Schutzwald-Qualität leidet

Gemäss Röösli vom Bafu muss man sich um die Quantität der dritthäufigsten Schweizer Baumart derzeit etwas weniger Sorgen machen als um die Qualität. «Die verbissenen Bäume erschweren die Waldverjüngung und schwächen längerfristig den Schutzwald», sagt er. Vermehrtes Pflanzen von Weisstannen sei nur sinnvoll, wenn die naturnahe Mischung der Baumarten nicht mehr gewährleistet sei, sagt Röösli weiter. Laut Bafu-Waldbericht ist eine natürliche Verjüngung der betroffenen Arten ohne teure Schutzmassnahmen wie Zäune und Einzelschütze vielerorts nicht mehr möglich, obwohl das Waldgesetz dies verlangt.

Von zentraler Bedeutung für die Problemlösung ist die Regulierung des Wildes durch Jagd. Aber auch Massnahmen zur Lebensraumaufwertung und -beruhigung sind wichtig, die das Nahrungsangebot des Wildes verbessern und Störungen reduzieren. Das bestätigt auch Covi: «Wir sind in einem engen Austausch mit den Jagdgesellschaften.» Zudem hält er fest, dass die Weisstanne für die Holzverarbeitung lange nicht sehr beliebt war. «Das Holz ist schwer und die Verarbeitung aufwendiger als beispielsweise das Holz der Fichte.»
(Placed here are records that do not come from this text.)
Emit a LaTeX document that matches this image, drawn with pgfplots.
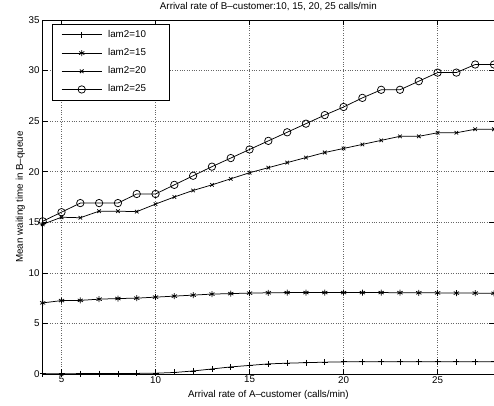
\documentclass[border=0pt]{standalone}
\usepackage{fontspec}
\setmainfont{Liberation Sans}
\usepackage{pgfplots}
\pgfplotsset{compat=1.18}
\begin{document}
\fontsize{9.8}{11.5}\selectfont
\begin{tikzpicture}
\path[use as bounding box] (-42.7pt,-31pt) rectangle (451.3pt,374pt);
\begin{axis}[
  at={(0pt,0pt)}, anchor=south west,
  scale only axis, width=451.3pt, height=354pt,
  xmin=4, xmax=28, ymin=0, ymax=35,
  xtick={5,10,15,20,25}, ytick={0,5,10,15,20,25,30,35},
  tick align=inside, tick pos=both, major tick length=5pt,
  every tick/.style={black, line width=0.6pt},
  grid=major, grid style={dotted, black!60, line width=0.5pt},
  axis line style={line width=0.9pt},
  clip=false,
  /pgf/number format/assume math mode=true,
  xticklabel style={inner sep=2pt},
  yticklabel style={inner sep=3pt},
  title={Arrival rate of B–customer:10, 15, 20, 25 calls/min},
  title style={at={(axis description cs:0.5,1)}, anchor=base, yshift=5pt, inner sep=0pt},
  xlabel={Arrival rate of A–customer (calls/min)},
  xlabel style={at={(axis description cs:0.5,0)}, anchor=north, yshift=-16pt, inner sep=0pt},
  ylabel={Mean waiting time in B–queue},
  ylabel style={at={(axis description cs:-0.039,0.5)}, anchor=south, rotate=0, inner sep=0pt},
  legend cell align=left,
  legend style={at={(axis description cs:0.0206,0.9887)}, anchor=north west,
    draw=black, line width=0.7pt, fill=white,
    inner xsep=9pt, inner ysep=6pt, row sep=9.2pt, column sep=6pt,
    nodes={inner sep=0pt, text height=7pt, text depth=2pt}},
  legend image code/.code={\draw[mark repeat=2, mark phase=2, #1] plot coordinates {(0pt,0pt) (20pt,0pt) (40pt,0pt)};},
]
\addplot[black, line width=0.75pt, mark=+, mark size=3pt] coordinates {
(4,0.02) (5,0.03) (6,0.04) (7,0.04) (8,0.05) (9,0.06) (10,0.08) (11,0.15) (12,0.3) (13,0.5) (14,0.7) (15,0.85) (16,1.0) (17,1.07) (18,1.12) (19,1.17) (20,1.2) (21,1.2) (22,1.2) (23,1.2) (24,1.2) (25,1.2) (26,1.2) (27,1.2) (28,1.2)};
\addlegendentry{lam2=10\hspace*{14pt}}
\addplot[black, line width=0.75pt, mark=asterisk, mark size=3pt] coordinates {
(4,7.03) (5,7.26) (6,7.28) (7,7.4) (8,7.46) (9,7.5) (10,7.6) (11,7.7) (12,7.8) (13,7.9) (14,7.95) (15,8.0) (16,8.03) (17,8.05) (18,8.05) (19,8.05) (20,8.05) (21,8.05) (22,8.05) (23,8.04) (24,8.03) (25,8.02) (26,8.0) (27,8.0) (28,7.98)};
\addlegendentry{lam2=15}
\addplot[black, line width=0.75pt, mark=x, mark size=2.5pt] coordinates {
(4,14.8) (5,15.5) (6,15.45) (7,16.1) (8,16.1) (9,16.05) (10,16.8) (11,17.5) (12,18.15) (13,18.7) (14,19.3) (15,19.9) (16,20.4) (17,20.9) (18,21.4) (19,21.9) (20,22.3) (21,22.7) (22,23.1) (23,23.5) (24,23.5) (25,23.85) (26,23.85) (27,24.2) (28,24.2)};
\addlegendentry{lam2=20}
\addplot[black, line width=0.75pt, mark=o, mark size=3.7pt] coordinates {
(4,15.1) (5,16.0) (6,16.9) (7,16.9) (8,16.9) (9,17.8) (10,17.8) (11,18.7) (12,19.6) (13,20.5) (14,21.35) (15,22.2) (16,23.05) (17,23.9) (18,24.75) (19,25.6) (20,26.4) (21,27.3) (22,28.1) (23,28.1) (24,28.95) (25,29.8) (26,29.8) (27,30.6) (28,30.6)};
\addlegendentry{lam2=25}
\end{axis}
\end{tikzpicture}
\end{document}
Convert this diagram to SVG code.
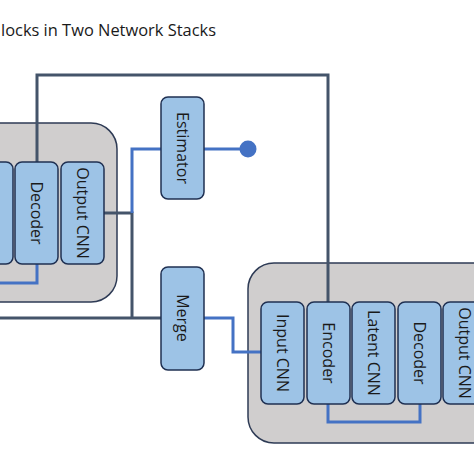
<svg xmlns="http://www.w3.org/2000/svg" width="474" height="474" viewBox="0 0 474 474">
<style>
.stack{fill:#d0cece;stroke:#2e3b55;stroke-width:1.5}
.blk{fill:#9dc3e6;stroke:#1f3052;stroke-width:1.5}
.lbl{font-family:"Open Sans","Liberation Sans",sans-serif;font-size:16px;fill:#1a1a1a;text-anchor:middle;dominant-baseline:central}
.dark{fill:none;stroke:#44546a;stroke-width:3}
.blue{fill:none;stroke:#4472c4;stroke-width:3}
</style>
<rect width="474" height="474" fill="#ffffff"/>
<text x="1" y="36" font-family="'Open Sans','Liberation Sans',sans-serif" font-size="16.5" fill="#1a1a1a" textLength="215" lengthAdjust="spacingAndGlyphs">locks in Two Network Stacks</text>

<g id="stack-left">
<rect class="stack" x="-60" y="123" width="177" height="179" rx="26"/>
</g>
<g id="stack-right">
<rect class="stack" x="248" y="263" width="260" height="180" rx="26"/>
</g>

<g id="connectors">
<polyline class="dark" points="37,162 37,75 328,75 328,302"/>
<polyline class="dark" points="104,213 132,213 132,318"/>
<polyline class="dark" points="0,318 161,318"/>
<polyline class="blue" points="132,213 132,149 161,149"/>
<polyline class="blue" points="204,149 242,149"/>
<circle cx="248" cy="149" r="8.5" fill="#4472c4"/>
<polyline class="blue" points="37,264 37,283 0,283"/>
<polyline class="blue" points="204,318 233,318 233,352 261,352"/>
<polyline class="blue" points="328,404 328,422 420,422 420,404"/>
</g>

<g id="left-block-0"><rect class="blk" x="-30" y="162" width="43" height="102" rx="7"/></g>
<g id="left-decoder"><rect class="blk" x="15" y="162" width="43" height="102" rx="7"/><text class="lbl" transform="translate(36.5,213) rotate(90)">Decoder</text></g>
<g id="left-output-cnn"><rect class="blk" x="61" y="162" width="43" height="102" rx="7"/><text class="lbl" transform="translate(82.5,213) rotate(90)">Output CNN</text></g>

<g id="estimator"><rect class="blk" x="161" y="97" width="43" height="102" rx="7"/><text class="lbl" transform="translate(182.5,148) rotate(90)">Estimator</text></g>
<g id="merge"><rect class="blk" x="161" y="267" width="43" height="103" rx="7"/><text class="lbl" transform="translate(182.5,318) rotate(90)">Merge</text></g>

<g id="right-input-cnn"><rect class="blk" x="261" y="302" width="43" height="102" rx="7"/><text class="lbl" transform="translate(282.5,353) rotate(90)">Input CNN</text></g>
<g id="right-encoder"><rect class="blk" x="307" y="302" width="43" height="102" rx="7"/><text class="lbl" transform="translate(328.5,353) rotate(90)">Encoder</text></g>
<g id="right-latent-cnn"><rect class="blk" x="352" y="302" width="43" height="102" rx="7"/><text class="lbl" transform="translate(373.5,353) rotate(90)">Latent CNN</text></g>
<g id="right-decoder"><rect class="blk" x="398" y="302" width="43" height="102" rx="7"/><text class="lbl" transform="translate(419.5,353) rotate(90)">Decoder</text></g>
<g id="right-output-cnn"><rect class="blk" x="443" y="302" width="43" height="102" rx="7"/><text class="lbl" transform="translate(464.5,353) rotate(90)">Output CNN</text></g>
</svg>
Kampagnen für mehr Weisstannen

Die Problematik des Verbisses bei Weisstannen ist nicht völlig neu. Covi sagt: «Es liegt in der Natur der Sache, dass es von Jahr zu Jahr Schwankungen gibt.» Im März dieses Jahres hat Proholz Lignum Luzern, die Dachorganisation der Wald- und Holzwirtschaft, eine Kampagne für die Förderung der Weisstanne lanciert. Damit will man sie vermehrt an geeigneten Standorten wie etwa auf schweren Böden im Flachland oder in höheren Lagen fördern. Die Luzerner Wald- und Holzbranche setzt deshalb vermehrt auf das noch nicht ausgeschöpfte Potenzial der Weisstanne. Covi: «Die Weisstanne fristete lange ein Schattendasein. Mittlerweile sind ihre Rolle in den Wäldern und die Vorzüge ihres Holzes besser bekannt – und da soll angesetzt werden.»